# Taurus makes Springfield's frames?



## myersn024 (Jun 16, 2009)

I was looking at 1911's at the gun store the other day, and the whole time I was trying to look at the Springfield mil-spec he's really pushing the Taurus PT1911 on me. I told him that I had heard a lot of mixed reviews about that particular gun. He then proceeds to tell me that Taurus is, and has been for a while, making the frames that Springfield builds their guns off of. Is that really true or was the guy full of doo doo?


----------



## YFZsandrider (Feb 28, 2009)

I believe that is true. I was told part of the reason Springfield was very slow at turning out 1911's, post election, is that they are limited to the production of their supplier. They can only make as many as Taurus sends them. Be assured that Springfield turns out a higher quality 1911 than Taurus, but I don't want to say that having Taurus frames is not an issue, but Taurus is not the one assembling the guns and fitting the parts.


----------



## VAMarine (Dec 25, 2008)

IMBEL makes Springfield's parts, IIRC Taurus does not own Imbel.



> History
> 
> IMBEL was founded on July 16, 1934, in the city of Piquete, São Paulo, Brazil as Industry Material Bélico do Brasil. The original factory was designated Fábrica de Canos e Sabres para Armas Portáteis (Arms Factory for Portable Cannons and Sabres) and later as Fabrica de Itajuba (FI) which directly involved the Brazilian Army in the production of defense material.
> 
> ...



Taurus' history



> TAURUS HISTORY
> AND BACKGROUND INFORMATION
> 
> From humble beginnings as a small tool manufacturer in Porto Alegre, Brazil over 60 years ago, Forjas Taurus (translation: Taurus Forge) has become a diversified, international company and one of the largest small arms manufacturers in the world. The company produced its first revolver in 1941. The gun combined elements from several Manufacturers of that day, including Colt, Smith & Wesson and certain Spanish brands. This first revolver was designated the Model 38101SO. Taurus soon became a major factor in the South American market and experienced continuous growth.
> ...


So, it looks like Taurus does not make Springfields frames.


----------



## Todd (Jul 3, 2006)

Irregardless of who makes the frame, I'd choose the Springer. Even if the guns were exactly the same, made by the same people, at the same plant, on the same machines, just look at the name stamped on the gun which equates to who you have to deal with if you have a problem. I'd take dealing with Springfield Armory's customer service department over Taurus' any day of the week, and twice on Sundays. :smt033


----------



## YFZsandrider (Feb 28, 2009)

Todd said:


> just look at the name stamped on the gun which equates to who you have to deal with if you have a problem. I'd take dealing with Springfield Armory's customer service department over Taurus' any day of the week, and twice on Sundays. :smt033


+1, EXACTLY :smt023 This isn't the Taurus referral page


----------



## myersn024 (Jun 16, 2009)

Thanks for the clarifiactions. After handling the Springfield mil-spec, i can say for sure that I've found the gun I'm getting. The Taurus can't hold a candle to the Springer, IMHO.


----------



## tekhead1219 (May 16, 2008)

The blue finish on the Taurus is not nearly as good as the Springer. Mine is wearing off.


----------



## DevilsJohnson (Oct 21, 2007)

I've got both Springfield and Taurus 1911's I think the PT1911 will surprise a lot of people. I'll take function over name any day of the week. It's why I wont own another Kimber. 

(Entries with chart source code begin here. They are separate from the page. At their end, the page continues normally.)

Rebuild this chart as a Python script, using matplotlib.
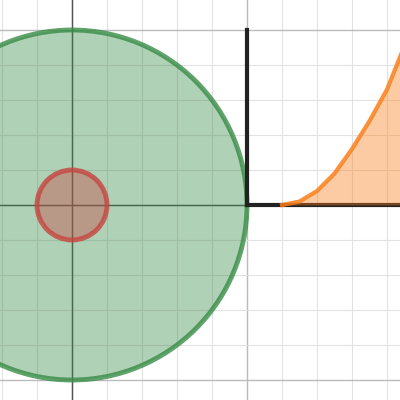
import matplotlib
matplotlib.use("Agg")
import matplotlib.pyplot as plt
import numpy as np

curve_x = [6.0, 6.5, 7.0, 7.5, 8.0, 8.5, 9.0, 9.4]
curve_y = [0.0, 0.1, 0.4, 0.9, 1.6, 2.4, 3.3, 4.3]
big_r = 5.0
small_r = 1.0

fig = plt.figure(figsize=(4, 4), dpi=100)
ax = fig.add_axes([0, 0, 1, 1])
xmin, xmax = -72/35, 328/35
ymin, ymax = -195/35, 205/35
ax.set_xlim(xmin, xmax); ax.set_ylim(ymin, ymax)
ax.axis('off')
for v in range(-3, 11):
    c, lw = ('#bbbbbb', 1.0) if v % 5 == 0 else ('#e2e2e2', 0.8)
    ax.axvline(v, color=c, lw=lw, zorder=0)
for v in range(-6, 7):
    c, lw = ('#bbbbbb', 1.0) if v % 5 == 0 else ('#e2e2e2', 0.8)
    ax.axhline(v, color=c, lw=lw, zorder=0)
ax.axvline(0, color='#555555', lw=1.0, zorder=1)
ax.axhline(0, color='#555555', lw=1.0, zorder=1)

ax.add_patch(plt.Circle((0, 0), big_r, facecolor='#388c46', alpha=0.4, edgecolor='none', zorder=2))
ax.add_patch(plt.Circle((0, 0), big_r, facecolor='none', edgecolor='#388c46', alpha=0.8, lw=3.5, zorder=3))
ax.add_patch(plt.Circle((0, 0), small_r, facecolor='#c74440', alpha=0.4, edgecolor='none', zorder=4))
ax.add_patch(plt.Circle((0, 0), small_r, facecolor='none', edgecolor='#c74440', alpha=0.8, lw=3.5, zorder=5))

ax.plot([5, 5], [0, 5], color='#222222', lw=3, zorder=6)
ax.plot([5, xmax + 1], [0, 0], color='#222222', lw=3, zorder=6)
ax.fill_between(curve_x, curve_y, 0, color='#fa7e19', alpha=0.4, lw=0, zorder=6)
ax.plot(curve_x, curve_y, color='#fa7e19', alpha=0.85, lw=3, zorder=7)

fig.savefig("out.png", dpi=100)
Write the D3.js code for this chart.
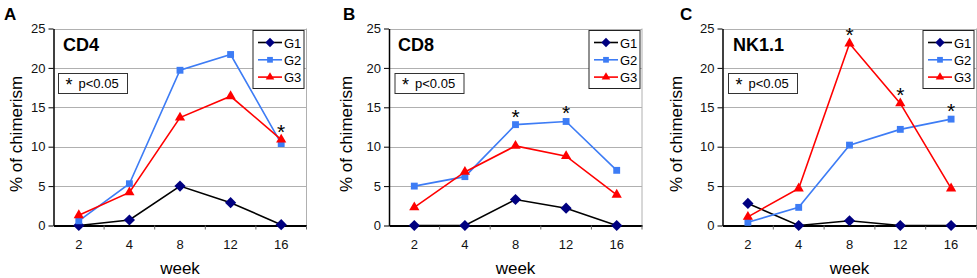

I've been a Springer man most my pistol shooting life. You wont get a better weapon in my opinion. But to overlook or belittle the PT1911 only because of it's name is just wrong.Check one out. I think you all might like it.


----------



## DogRanger (Apr 12, 2008)

Good info....


----------



## Ratel (Jul 26, 2006)

No matter who is shooting which one, my Springfield Mil-Spec shoots circles around my buddy's Taurus 1911. I am not impressed with the Taurus 1911. Shooting the same ammo from the same box and using the same 4 magazines in each firearm. I'm sure down the line they will get better, but right now I'll take the Imbel framed Springfield over the Taurus any day of the week.


----------